Hotel em Mesão frio pode levar o Douro a perder estatuto de património da humanidade

Mesão Frio
Mesão Frio
Foto por Carlos Cunha, CC BY-SA 3.0 <https://creativecommons.org/licenses/by-sa/3.0>, via Wikimedia Commons
Parecer técnico da Unesco abre caminho a uma futura exclusão do Douro vinhateiro do património mundial, devido a um hotel de cinco estrelas que Mário Ferreira quer construir no lugar da Rede, concelho de Mesão Frio. O Projeto está em consulta pública até dia 29 de janeiro e conta com o “apoio inequívoco” da autarquia socialista.

O Público noticiou hoje que este projecto antigo, retomado pelo empresário Mário Ferreira, irá colocar em perigo a inclusão da paisagem do Douro vinhateiro na lista dos bens classificados, “abrindo caminho para uma futura exclusão da lista de património mundial”, pode ler-se no ofício enviado pelo embaixador José Moraes Cabral, presidente da CNU, para a comissão de avaliação, acompanhando o parecer técnico do Conselho Internacional de Monumentos e Sítios (ICOMOS).

O ICOMOS considera que a construção terá impactos “negativos, diretos, indiretos, certos, permanentes, irreversíveis, de magnitude elevada e não minimizáveis”, pode ler-se na notícia do Público. José Moraes Cabral recomenda assim que o Estado não licencie o empreendimento e que siga as recomendações técnicas da ICOMOS em projetos futuros.

O processo de tentativa de licenciamento deste projeto da sociedade Douro Marina Hotel, propriedade de Mário Ferreira, começou há 22 anos, tendo já sido recusado por duas vezes, a última em abril de 2018, quando foi chumbado devido à Avaliação de Impacto Ambiental. Neste momento encontra-se, novamente, em consulta pública, no portal Participa.pt, até dia 29 de janeiro. 

A insistência no projeto demonstra a fragilidade do processo burocrático em que podem cair as questões de ordenamento de território. Desta vez, Mário Ferreira, submeteu à avaliação ambiental um estudo prévio, em vez de um projeto de execução, fintando uma declaração de desconformidade à semelhança da de 2018. Tenta ainda agora responder a todas as questões levantadas e ao cumprimento do Plano de Pormenor da Rede, um documento aprovado em 2010, onde está contemplado o empreendimento hoteleiro.

No Estudo de Impacto Ambiental em consulta, o promotor minimiza os riscos de cheia e, apesar de admitir que o empreendimento constituiria o elemento de maior expressão volumétrica da zona, descarta a importância de tal facto, considerando-no não “necessariamente negativo” e, segundo o Público, que até se poderá tornar um novo ícone na paisagem.

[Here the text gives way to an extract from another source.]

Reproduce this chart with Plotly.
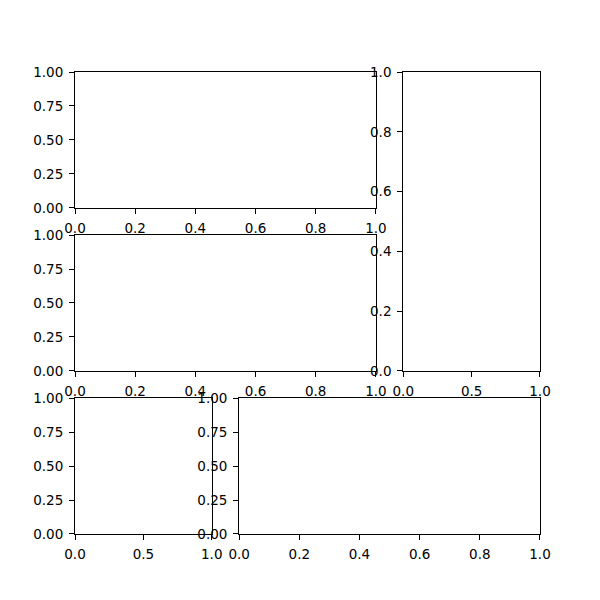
import plotly.graph_objects as go

# tick values / labels for the empty axes
ticks_fifth = [0.0, 0.2, 0.4, 0.6, 0.8, 1.0]
labels_fifth = ['0.0', '0.2', '0.4', '0.6', '0.8', '1.0']
ticks_quarter = [0.0, 0.25, 0.5, 0.75, 1.0]
labels_quarter = ['0.00', '0.25', '0.50', '0.75', '1.00']
ticks_half = [0.0, 0.5, 1.0]
labels_half = ['0.0', '0.5', '1.0']

# 3x3 grid, matplotlib default subplot params
left, right, bottom, top = 0.125, 0.9, 0.11, 0.88
cw = (right - left) / 3.4
ch = (top - bottom) / 3.4
gx = 0.2 * cw
gy = 0.2 * ch


def col(c):
    x0 = left + c * (cw + gx)
    return x0, x0 + cw


def row(r):
    y1 = top - r * (ch + gy)
    return y1 - ch, y1


# (x domain, y domain, x ticks, y ticks)
axes = [
    ((col(0)[0], col(1)[1]), row(0), (ticks_fifth, labels_fifth), (ticks_quarter, labels_quarter)),
    ((col(0)[0], col(1)[1]), row(1), (ticks_fifth, labels_fifth), (ticks_quarter, labels_quarter)),
    (col(2), (row(1)[0], row(0)[1]), (ticks_half, labels_half), (ticks_fifth, labels_fifth)),
    (col(0), row(2), (ticks_half, labels_half), (ticks_quarter, labels_quarter)),
    ((col(1)[0], col(2)[1]), row(2), (ticks_fifth, labels_fifth), (ticks_quarter, labels_quarter)),
]

fig = go.Figure()
common = dict(range=[0, 1], showgrid=False, zeroline=False, showline=True,
              linecolor='black', linewidth=1.1, mirror=True, ticks='outside',
              ticklen=5, tickwidth=1.1, tickcolor='black', ticklabelstandoff=3,
              tickfont=dict(family='DejaVu Sans', size=13.5, color='black'),
              automargin=False, fixedrange=True)

for n, (xd, yd, xt, yt) in enumerate(axes, start=1):
    sfx = '' if n == 1 else str(n)
    fig.add_trace(go.Scatter(x=[], y=[], xaxis='x' + sfx, yaxis='y' + sfx,
                             showlegend=False))
    fig.update_layout({
        'xaxis' + sfx: dict(domain=list(xd), anchor='y' + sfx,
                            tickmode='array', tickvals=xt[0], ticktext=xt[1], **common),
        'yaxis' + sfx: dict(domain=list(yd), anchor='x' + sfx,
                            tickmode='array', tickvals=yt[0], ticktext=yt[1], **common),
    })

fig.update_layout(width=600, height=600, margin=dict(l=0, r=0, t=0, b=0),
                  paper_bgcolor='white', plot_bgcolor='white',
                  font=dict(family='DejaVu Sans', color='black'))

# drop the page's default body margin so the figure sits at 0,0
fig.write_html("out.html", config={'displayModeBar': False},
               post_script="document.body.style.margin='0';"
                           "document.body.style.overflow='hidden';")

O parecer da Unesco não concorda com esta posição, sustentado que “o bem do Património Mundial é icónico em si mesmo e acarretará uma competição desnecessária entre a paisagem e a arquitectura. A paisagem patrimonial deve ter precedência aqui, pois esta não é uma paisagem sem personalidade que precisa de elementos icónicos”. Também as medidas sugeridas de mitigação do impacto visual não são bem aceites pelo ICOMOS.

 

Câmara de Mesão Frio tem sido das principais defensoras do Hotel

Os possíveis benefícios socioeconómicos do projeto, como a criação de emprego, são minimizados pelo ICOMOS, que considera que o futuro do turismo numa realidade pós-pandémica é incerto e ainda não foi avaliado. A criação de novos postos de trabalho e a fixação de novos residentes têm sido os principais argumentos da autarquia de Mesão Frio para defender o projeto.

A Câmara socialista tem, de resto, segundo o Público, sido uma das principais defensoras do empreendimento, desde o seu início em 2009. A expectativa terá sido tal que se criaram inclusivamente cursos de formação para preparar a população local e se aprovou em 2010 o Plano de Pormenor da Rede que previa o hotel.

O presidente Alberto Pereira, em declarações ao Público, diz que além de defender o hotel irá levar à próxima reunião “uma proposta no sentido do apoio inequívoco a este projeto”. Apesar de no local não faltar oferta hoteleira, nomeadamente segundo O Plano Intermunicipal de Ordenamento de Território do Alto Douro Vinhateiro.

O império do empresário que inicialmente apresentou o projeto, Carlos Saraiva, sucumbiu às dívidas superiores a 800 milhões de euros, agravadas pela crise económica mundial. Os hotéis ficaram ao encargo dos bancos, regressando depois a Mário Ferreira. O Público tentou contactar Mário Ferreira, que disse não se pronunciar enquanto não existir uma decisão da Comissão de Avaliação que está a analisar o Estudo de Impacto Ambiental. “Quem esperou 22 anos, também espera mais uns dias”, disse.